Kenya - Economics and Water Resource management

Kuhn, A., et al., (2016), Simulating the viability of water institutions under volatile rainfall conditions - The case of the lake Naivasha Basin, Environmental Modelling & Software, 75: 373-387

This study views the Lake Naivasha Basin in Kenya's Rift Valley as a hydro-economic system with slowly emerging basin-wide water management institutions. Possible institutions face two interlinked challenges. Firstly, large scale horticultural activities as a core economic activity in the basin require substantial and regular amounts of irrigation water, abstracted from the lake and its aquifer.

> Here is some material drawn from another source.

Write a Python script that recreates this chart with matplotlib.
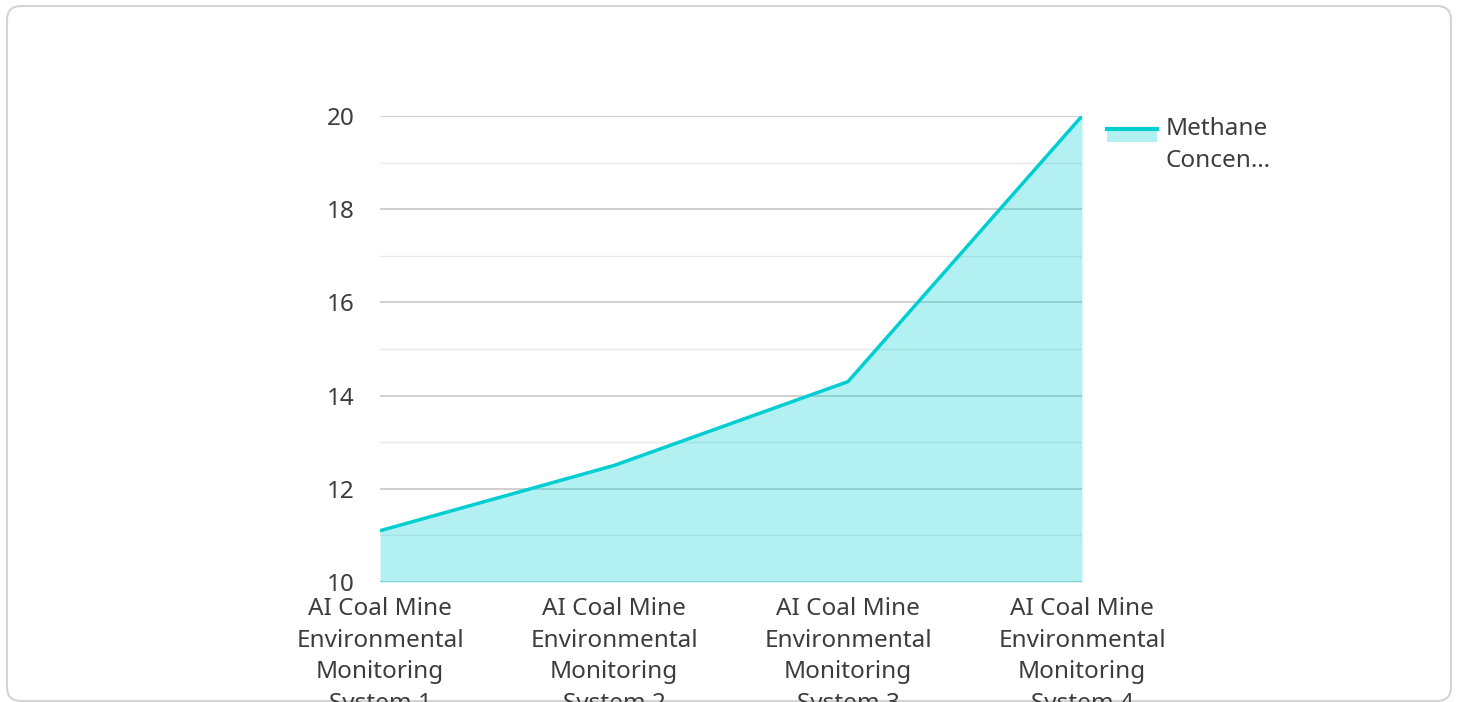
import matplotlib
matplotlib.use("Agg")
import matplotlib.pyplot as plt
from matplotlib.patches import FancyBboxPatch, Rectangle
from matplotlib.lines import Line2D
from matplotlib.legend_handler import HandlerBase
from matplotlib.ticker import MultipleLocator
from matplotlib.transforms import IdentityTransform

plt.rcParams['font.family'] = ['Noto Sans', 'DejaVu Sans']

categories = [
    "AI Coal Mine\nEnvironmental\nMonitoring\nSystem 1",
    "AI Coal Mine\nEnvironmental\nMonitoring\nSystem 2",
    "AI Coal Mine\nEnvironmental\nMonitoring\nSystem 3",
    "AI Coal Mine\nEnvironmental\nMonitoring\nSystem 4",
]
methane = [11.1, 12.5, 14.3, 20.0]
series_label = "Methane\nConcen…"
y_ticks = [10, 12, 14, 16, 18, 20]

LINE = "#00CED1"
TEXT = "#3d3d3d"
FS = 17.5

W, H = 1458, 702
fig = plt.figure(figsize=(W / 100, H / 100), dpi=100)

# card background (display pixel coords, origin bottom-left)
card = FancyBboxPatch((7, 1), 1451 - 7, 696 - 1,
                      boxstyle="round,pad=0,rounding_size=14",
                      transform=IdentityTransform(), facecolor="white",
                      edgecolor="#d4d4d4", linewidth=1.5, zorder=-5)
fig.patches.append(card)

ax = fig.add_axes([380 / W, 1 - 582 / H, (1082 - 380) / W, (582 - 116) / H])
ax.set_facecolor("none")
ax.set_zorder(2)
x = list(range(len(categories)))
ax.fill_between(x, 10, methane, color=LINE, alpha=0.3, linewidth=0, zorder=2)
ax.plot(x, methane, color=LINE, linewidth=2.5, zorder=3, solid_capstyle="butt")

ax.set_xlim(0, len(categories) - 1)
ax.set_ylim(10, 20)
ax.set_yticks(y_ticks)
ax.yaxis.set_minor_locator(MultipleLocator(1))
ax.set_xticks(x)
ax.set_xticklabels(categories, fontsize=FS, color=TEXT, linespacing=1.42)
ax.tick_params(axis="y", labelsize=FS, labelcolor=TEXT, length=0, pad=18)
ax.tick_params(axis="y", which="minor", length=0)
ax.tick_params(axis="x", length=0, pad=11)
ax.grid(axis="y", which="major", color="#c8c8c8", linewidth=1.2, zorder=1)
ax.grid(axis="y", which="minor", color="#e8e8e8", linewidth=1.0, zorder=1)
ax.set_axisbelow(True)
for s in ax.spines.values():
    s.set_visible(False)
ax.axhline(10, color="#8fcfd0", linewidth=1.5, zorder=4)


class FillLineHandler(HandlerBase):
    def create_artists(self, legend, orig_handle, xdescent, ydescent,
                       width, height, fontsize, trans):
        dy = 8.0  # raise swatch to first text line
        rect = Rectangle((-xdescent, -ydescent + dy), width, height,
                         facecolor=LINE, alpha=0.3, edgecolor="none",
                         transform=trans)
        yl = -ydescent + dy + height * 0.87
        ln = Line2D([-xdescent, -xdescent + width], [yl, yl],
                    color=LINE, linewidth=3, transform=trans)
        return [rect, ln]


handle = Rectangle((0, 0), 1, 1)
leg = fig.legend([handle], [series_label], handler_map={Rectangle: FillLineHandler()},
                 loc="upper left", bbox_to_anchor=(1107 / W, 1 - 117 / H),
                 frameon=False, fontsize=FS, labelcolor=TEXT,
                 handlelength=2.05, handleheight=0.62, handletextpad=0.35,
                 borderaxespad=0, borderpad=0)
for t in leg.get_texts():
    t.set_linespacing(1.47)

fig.savefig("out.png", dpi=100)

The lake level and thus irrigation water availability reveal a falling trend over the last two decades, which calls for institutions aimed at restricting further expansion in water use. Secondly, the region is characterized by volatile weather conditions where periods of average and above average rainfall have alternated with prolonged droughts for centuries. That leads to highly volatile water inflows into the lake. The two challenges combined thus call for water management institutions that support sustainable water use in both the short and the long run. This study therefore investigates the effect of water institutions already existing or proposed by local stakeholder organizations on preserving target lake levels against a background of highly volatile water availability which negatively affects the economic viability of institutions. To take the absence of functioning basin-wide coordination mechanisms for water allocation into account, we employ the solution format of Multiple Optimization Problems with Equilibrium Constraints (MOPEC) in our integrated hydro-economic model. Stochastic scenario simulations with the model reveal that compliance to water regulations and thus the viability of water institutions in the Naivasha Basin would require very high penalties which are not likely to be accepted by users.

Kenya - History and Anthropology

Anderson, D.M., Bollig, M., (2016), Resilience and Collapse: Histories, Ecologies, Conflicts and Identities in the Baringo-Bogoria Basin, Kenya, Journal of Eastern African Studies, 10(1): 1-20

The concept of resilience is now applied across the natural and social sciences to provide a means of examining and understanding adaptation and transformation over a longer time period, in response to environmental, economic, cultural, or political shocks or adverse events. This essay introduces a collection of 10 studies that analyse resilience in the context of the Baringo-Bogoria basin, a predominantly savannah ecological zone in Kenya's northern Rift Valley. Framed by the adaptive cycle model, the studies span a history of 200 years, but also detail current challenges to the social-ecological system of the region. Resilience has allowed the communities of Baringo-Bogoria to adapt and transform in order to maintain production systems dominated by cattle pastoralism, with intensive agriculture in niche locations. The authors suggest that the most recent challenges confronting the peoples of this region – intensified conflicts, mounting poverty driven by demographic pressures, and dramatic ecological changes brought by invasive species – have contributed to a collapse in essential elements of the specialised cattle production system, requiring a re-orientation of the social-ecological system.

 

Workshop in 2015

Next to our regular meetings, the group met for a workshop in Naivasha, Kenya, in 2015. Individual groups presented their newest findings, past cooperations were reflected upon and future visions were formulated. Partners from Kenya and South Africa joint the lively discussions on resilience, collapse and reorganisation in socio-ecological systems. The group also conducted a two day field trip to the research areas near lake Baringo in Kenya.